We have had a UCM. v10.5.2 running for several years using VMWare currently VMWare Fusion Professional Version 11.5.3. Recently UCM is consuming significant internal ethernet bandwidth to the point where email and web traffic is significantly affected. No changes to UCM has occurred. The only aspect associated would be the OS which is VMWare Fusion which was the same version 10 and I upgraded to the most recent to see if this would resolve this problem.

I have narrowed this down to UCM using our ASA5506. Looking at the outside interface Traffic usage we could see we exceeded 75000 kpbs. This is abnormally high and should be around 20000-25000 kbps. 

Looking at traffic the UCM IP was consuming the majority of bandwidth. When I reboot the UCM traffic becomes normal 20000-25000 kbps with immediate drop off occurring. I have looked at Location and LBM in UCM (we only have a PUB) and checked those settings which have not been changed.

We have also just had our ASA5506 replaced on RMA which was associated to this Field Notice: http://www.cisco.com/c/en/us/support/docs/field-notices/642/fn64228.html however to the best of my knowledge that should not cause this problem. ASA Version 9.5(1) ASDM 7.5(1)

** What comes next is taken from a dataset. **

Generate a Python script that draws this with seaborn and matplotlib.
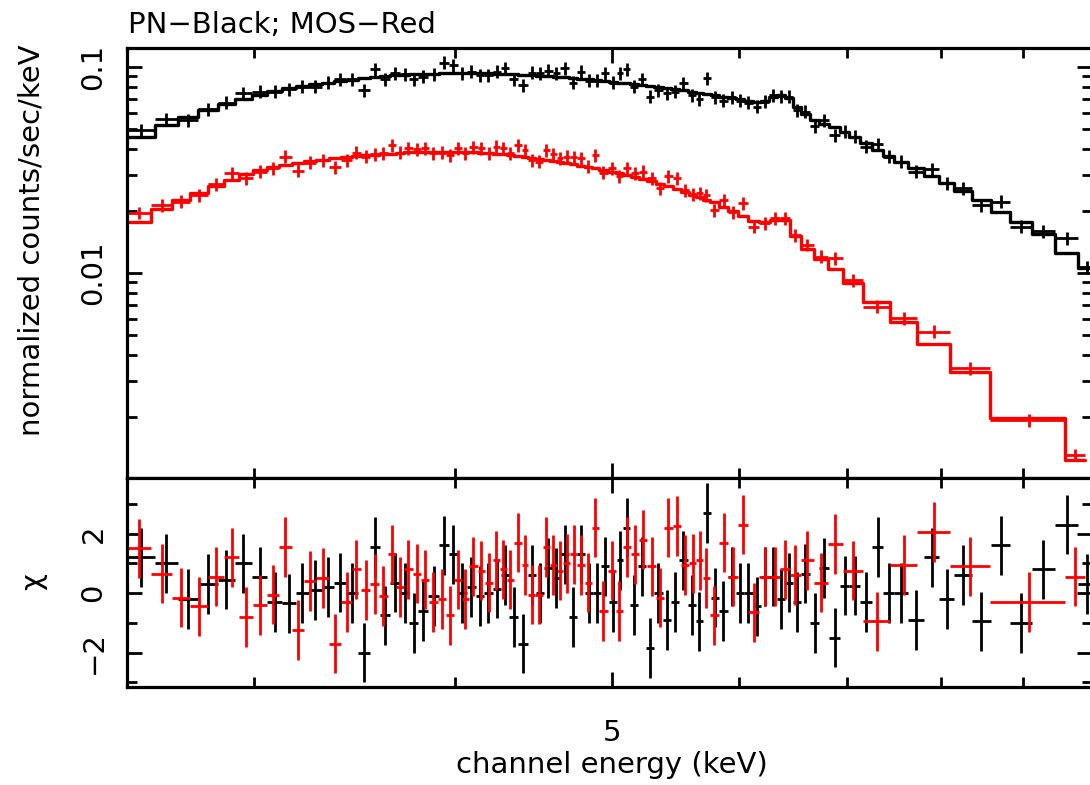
import numpy as np
import pandas as pd
import matplotlib
matplotlib.use("Agg")
import matplotlib.pyplot as plt
from matplotlib.ticker import FixedLocator, FixedFormatter, NullFormatter, LogLocator
import seaborn as sns

sns.set_style("ticks")
plt.rcParams["font.family"] = ["DejaVu Sans"]
plt.rcParams["font.size"] = 21
plt.rcParams["ytick.alignment"] = "center"
for key in ["text.color", "axes.labelcolor", "axes.edgecolor", "xtick.color", "ytick.color"]:
    plt.rcParams[key] = "black"

# PN spectrum (black): channel bin edges (keV), data, model (counts/sec/keV), residuals (chi)
pn_edges = [2.502, 2.604, 2.690, 2.771, 2.848, 2.920, 2.990, 3.058, 3.121, 3.183,
            3.245, 3.305, 3.364, 3.420, 3.482, 3.541, 3.592, 3.643, 3.695, 3.745,
            3.793, 3.848, 3.908, 3.965, 4.012, 4.065, 4.118, 4.168, 4.218, 4.268,
            4.319, 4.376, 4.434, 4.487, 4.541, 4.595, 4.646, 4.703, 4.759, 4.810,
            4.865, 4.924, 4.983, 5.037, 5.084, 5.133, 5.189, 5.250, 5.314, 5.377,
            5.441, 5.507, 5.572, 5.636, 5.697, 5.761, 5.830, 5.900, 5.970, 6.042,
            6.115, 6.187, 6.262, 6.332, 6.401, 6.474, 6.551, 6.638, 6.724, 6.821,
            6.929, 7.018, 7.129, 7.256, 7.368, 7.484, 7.639, 7.814, 7.983, 8.156,
            8.363, 8.594, 8.833, 9.109, 9.419, 9.734, 9.974]
pn_data = [0.0495, 0.0557, 0.0553, 0.0623, 0.0671, 0.0745, 0.0759, 0.0759, 0.0779, 0.0802,
           0.0802, 0.0839, 0.0872, 0.0872, 0.0773, 0.0975, 0.0872, 0.0932, 0.0925, 0.0872,
           0.0897, 0.0925, 0.1049, 0.1023, 0.0932, 0.0949, 0.0915, 0.0915, 0.0949, 0.0986,
           0.0872, 0.0818, 0.0938, 0.0932, 0.0959, 0.0932, 0.0986, 0.0839, 0.0949, 0.0858,
           0.0858, 0.0932, 0.0839, 0.0932, 0.0975, 0.0802, 0.0872, 0.0718, 0.0773, 0.0745,
           0.0759, 0.0833, 0.0731, 0.0697, 0.0881, 0.0713, 0.0686, 0.0713, 0.0686, 0.0671,
           0.0642, 0.0679, 0.0731, 0.0723, 0.0718, 0.0618, 0.0607, 0.0517, 0.0553, 0.0468,
           0.0485, 0.0459, 0.0410, 0.0423, 0.0367, 0.0347, 0.0310, 0.0319, 0.0273, 0.0258,
           0.0214, 0.0222, 0.0168, 0.0159, 0.0147, 0.0107]
pn_model = [0.0455, 0.0520, 0.0572, 0.0615, 0.0658, 0.0695, 0.0731, 0.0765, 0.0791, 0.0809,
            0.0822, 0.0836, 0.0850, 0.0865, 0.0879, 0.0889, 0.0899, 0.0909, 0.0915, 0.0920,
            0.0925, 0.0928, 0.0930, 0.0932, 0.0933, 0.0933, 0.0932, 0.0930, 0.0928, 0.0925,
            0.0922, 0.0918, 0.0913, 0.0907, 0.0902, 0.0896, 0.0890, 0.0884, 0.0878, 0.0871,
            0.0863, 0.0855, 0.0848, 0.0840, 0.0832, 0.0823, 0.0815, 0.0806, 0.0797, 0.0788,
            0.0779, 0.0769, 0.0759, 0.0749, 0.0739, 0.0728, 0.0718, 0.0707, 0.0696, 0.0684,
            0.0673, 0.0684, 0.0711, 0.0727, 0.0703, 0.0636, 0.0588, 0.0553, 0.0529, 0.0509,
            0.0481, 0.0457, 0.0425, 0.0395, 0.0370, 0.0346, 0.0322, 0.0294, 0.0272, 0.0249,
            0.0226, 0.0198, 0.0177, 0.0155, 0.0125, 0.0106]
pn_chi = [1.2, 1.0, -0.2, 0.3, 0.45, 1.0, 0.55, -0.3, -0.35, 0.0,
          0.1, 0.2, 0.35, 0.0, -2.0, 1.55, -0.75, 0.35, 0.0, -1.0,
          -0.6, -0.1, 1.6, 1.3, 0.0, 0.2, -0.1, 0.0, 0.15, 0.6,
          -0.8, -1.7, 0.6, 0.0, 0.85, 0.5, 1.3, -0.8, 1.3, 0.0,
          0.0, 0.9, -0.3, 1.1, 2.2, -0.4, 0.9, -1.85, 0.0, -0.9,
          -0.3, 1.1, -0.4, -0.95, 2.7, -0.15, -0.6, 0.55, 0.0, 0.0,
          -0.45, 0.55, 0.55, -0.2, 0.35, -0.3, 0.65, -1.0, 0.85, -1.5,
          0.25, 0.25, -0.3, 1.55, 0.0, 0.0, -0.9, 1.2, -0.2, 0.6,
          -0.95, 1.6, -1.0, 0.8, 2.3, 0.3]

# MOS spectrum (red)
mos_edges = [2.502, 2.590, 2.668, 2.738, 2.807, 2.874, 2.936, 2.996, 3.056, 3.109,
             3.165, 3.222, 3.278, 3.339, 3.399, 3.449, 3.495, 3.541, 3.586, 3.630,
             3.674, 3.717, 3.762, 3.808, 3.852, 3.899, 3.947, 3.992, 4.036, 4.078,
             4.128, 4.173, 4.218, 4.263, 4.304, 4.349, 4.397, 4.439, 4.482, 4.530,
             4.579, 4.623, 4.667, 4.712, 4.759, 4.810, 4.860, 4.911, 4.971, 5.028,
             5.082, 5.140, 5.199, 5.259, 5.327, 5.388, 5.454, 5.521, 5.584, 5.643,
             5.694, 5.752, 5.826, 5.907, 5.989, 6.078, 6.171, 6.269, 6.355, 6.446,
             6.551, 6.676, 6.814, 6.953, 7.160, 7.442, 7.739, 8.108, 8.584, 9.554,
             9.832]
mos_data = [0.0196, 0.0214, 0.0222, 0.0239, 0.0270, 0.0305, 0.0288, 0.0310, 0.0322, 0.0367,
            0.0314, 0.0343, 0.0354, 0.0326, 0.0354, 0.0384, 0.0367, 0.0378, 0.0381, 0.0418,
            0.0384, 0.0403, 0.0399, 0.0403, 0.0381, 0.0384, 0.0374, 0.0403, 0.0382, 0.0407,
            0.0403, 0.0381, 0.0410, 0.0403, 0.0381, 0.0418, 0.0395, 0.0354, 0.0347, 0.0395,
            0.0378, 0.0360, 0.0367, 0.0364, 0.0360, 0.0328, 0.0374, 0.0307, 0.0322, 0.0294,
            0.0322, 0.0305, 0.0310, 0.0288, 0.0258, 0.0294, 0.0288, 0.0253, 0.0242, 0.0244,
            0.0239, 0.0202, 0.0226, 0.0198, 0.0218, 0.0168, 0.0174, 0.0184, 0.0184, 0.0153,
            0.0137, 0.0120, 0.0118, 0.00925, 0.00686, 0.00603, 0.00519, 0.00345, 0.00193, 0.00131]
mos_model = [0.0177, 0.0204, 0.0226, 0.0245, 0.0263, 0.0283, 0.0302, 0.0316, 0.0327, 0.0334,
             0.0342, 0.0348, 0.0354, 0.0360, 0.0364, 0.0368, 0.0372, 0.0374, 0.0378, 0.0380,
             0.0382, 0.0385, 0.0386, 0.0387, 0.0388, 0.0388, 0.0388, 0.0388, 0.0387, 0.0386,
             0.0383, 0.0381, 0.0378, 0.0376, 0.0373, 0.0369, 0.0366, 0.0362, 0.0358, 0.0354,
             0.0350, 0.0346, 0.0342, 0.0337, 0.0332, 0.0327, 0.0322, 0.0316, 0.0310, 0.0305,
             0.0299, 0.0292, 0.0286, 0.0278, 0.0270, 0.0263, 0.0256, 0.0247, 0.0239, 0.0234,
             0.0227, 0.0220, 0.0209, 0.0200, 0.0189, 0.0179, 0.0177, 0.0181, 0.0181, 0.0151,
             0.0131, 0.0117, 0.0105, 0.00894, 0.00723, 0.00578, 0.00452, 0.00331, 0.00198, 0.00124]
mos_chi = [1.5, 0.65, -0.15, -0.45, 0.55, 1.2, -0.8, -0.4, -0.05, 1.55,
           -1.25, 0.4, 0.5, -1.7, -0.3, 0.8, 0.1, 0.3, -0.1, 1.3,
           0.2, 0.8, 0.65, 0.45, -0.3, -0.2, -0.75, 0.45, -0.2, 0.9,
           0.75, 0.35, 1.1, 0.8, 0.45, 1.7, 0.95, -0.05, -0.05, 1.55,
           0.95, 0.75, 1.0, 1.3, 0.95, 0.35, 2.2, -0.6, 0.75, -0.6,
           1.55, 1.3, 1.8, 0.9, -0.15, 2.2, 2.25, 0.95, 1.0, 1.1,
           0.5, -0.75, 1.7, 0.55, 2.3, -0.65, 0.55, 0.55, 0.8, 0.6,
           1.1, 0.35, 1.65, 0.75, -0.95, 0.95, 2.05, 0.9, -0.3, 0.55]

# half-height of the data crosses in the upper panel, as a fraction of the value
pn_err_frac = 0.072
mos_err_frac = 0.072

LW = 2.0

fig = plt.figure(figsize=(10.9, 7.85), dpi=100)
left = 127 / 1090
width = (1092 - 127) / 1090
ax1 = fig.add_axes([left, 1 - 478 / 785, width, (478 - 48) / 785])
ax2 = fig.add_axes([left, 1 - 687 / 785, width, (687 - 478) / 785], sharex=ax1)
ax1.set_xscale("log")
ax1.set_yscale("log")

for edges, data, model, chi, frac, col in [
        (pn_edges, pn_data, pn_model, pn_chi, pn_err_frac, "black"),
        (mos_edges, mos_data, mos_model, mos_chi, mos_err_frac, "red")]:
    lo = np.array(edges[:-1])
    hi = np.array(edges[1:])
    mid = 0.5 * (lo + hi)
    xe = [mid - lo, hi - mid]
    d = np.array(data)
    ax1.errorbar(mid, d, xerr=xe, yerr=d * frac, fmt="none", ecolor=col,
                 elinewidth=LW, capsize=0)
    steps = pd.DataFrame({"E": edges, "f": list(model) + [model[-1]]})
    sns.lineplot(data=steps, x="E", y="f", drawstyle="steps-post", color=col,
                 lw=2.4, ax=ax1, errorbar=None, legend=False)
    ax2.errorbar(mid, chi, xerr=xe, yerr=1.0, fmt="none", ecolor=col,
                 elinewidth=LW, capsize=0)

ax1.set_xlim(2.502, 9.93)
ax1.set_ylim(0.00101, 0.1236)
ax2.set_ylim(-3.16, 3.87)

for ax in (ax1, ax2):
    for s in ax.spines.values():
        s.set_linewidth(2.3)
        s.set_color("black")
    ax.tick_params(which="both", direction="in", top=True, right=True, width=2.0,
                   color="black", labelcolor="black", labelsize=21)
    ax.tick_params(which="major", length=11)
    ax.tick_params(which="minor", length=7)
    ax.tick_params(axis="y", labelrotation=90, pad=14)
    ax.set_xlabel("")
    ax.set_ylabel("")

ax1.xaxis.set_major_locator(FixedLocator([5]))
ax1.xaxis.set_major_formatter(FixedFormatter(["5"]))
ax1.xaxis.set_minor_locator(FixedLocator([3, 4, 6, 7, 8, 9]))
ax1.xaxis.set_minor_formatter(NullFormatter())
ax1.tick_params(axis="x", labelbottom=False)
ax2.tick_params(axis="x", labelbottom=True, pad=23)

ax1.yaxis.set_major_locator(FixedLocator([0.01, 0.1]))
ax1.yaxis.set_major_formatter(FixedFormatter(["0.01", "0.1"]))
ax1.yaxis.set_minor_locator(LogLocator(base=10, subs=np.arange(2, 10)))
ax1.yaxis.set_minor_formatter(NullFormatter())

ax2.yaxis.set_major_locator(FixedLocator([-2, 0, 2]))
ax2.yaxis.set_minor_locator(FixedLocator([-3, -1, 1, 3]))

fig.text(128 / 1090, 1 - 33 / 785, "PN\u2212Black; MOS\u2212Red", ha="left", va="baseline", fontsize=21)
fig.text(612 / 1090, 1 - 773 / 785, "channel energy (keV)", ha="center", va="baseline", fontsize=21)
fig.text(32 / 1090, 1 - 240 / 785, "normalized counts/sec/keV", rotation=90,
         ha="center", va="center", fontsize=21)
fig.text(33 / 1090, 1 - 582 / 785, "\u03c7", rotation=90, ha="center", va="center", fontsize=21)

fig.savefig("out.png", dpi=100)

Currently our only connection is SIP through Vitelity and that has been solid for a few years.

Resetting UCM is not an advisable long term solution. I am looking for suggestions on what to look at to identify the problem and  work on a remedy. Suggestions are welcomed.

Thanks

Carl

2 Replies 2

If anyone searches on this for a similar problem this is what I found.

I setup RTMT to run with Server - Process being viewed and sorting on %CPU

When ASA showed high network traffic and looking at RTMT I observed ntpd CPU utilization was taking more than 82%. So I logged into UCM Cisco OS Unified Administration to the NTP list servers. In my case I had 4. I then deleted them and installed our local router and a public. Then I went to our local router and checked that it was able to get to its external NTP source. After some reading on Cisco Forum I changed our NTP Master to a NTP Master 1. In that reading and if I understood I found that this setting makes it an NTP source to use on our internal network over say a NTP Master 2. Originally that was set to 15. If that is not a correct understanding please advise.

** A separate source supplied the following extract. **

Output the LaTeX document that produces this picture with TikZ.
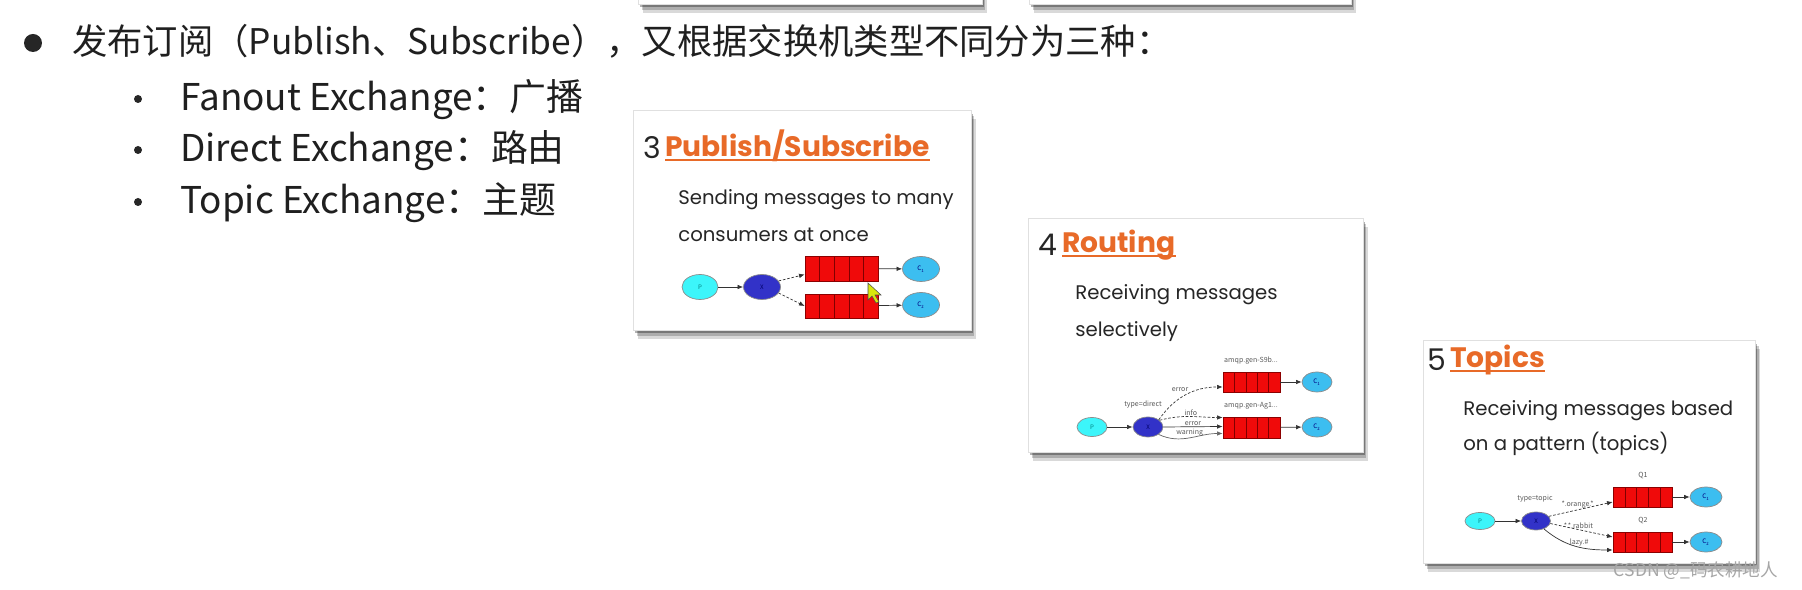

When I deleted the NTP sources in UCM the %utilization went to less than 10%. I just verified our internal NTP settings on out internal router.

So for me it was NTPD service that caused the problem

 

Never claim victory too soon. UCM server pegged again and ntpd was using over 80% again. So I created a reference to 10.1.1.1 which points to another router internally which is not a NTP Master and deleted the reference to our NTP Master. CPU utilization went to below 10% again. Will wait to see what affect this has. I have attached a pic from the ASA showing the reduced ethernet traffic after making this change.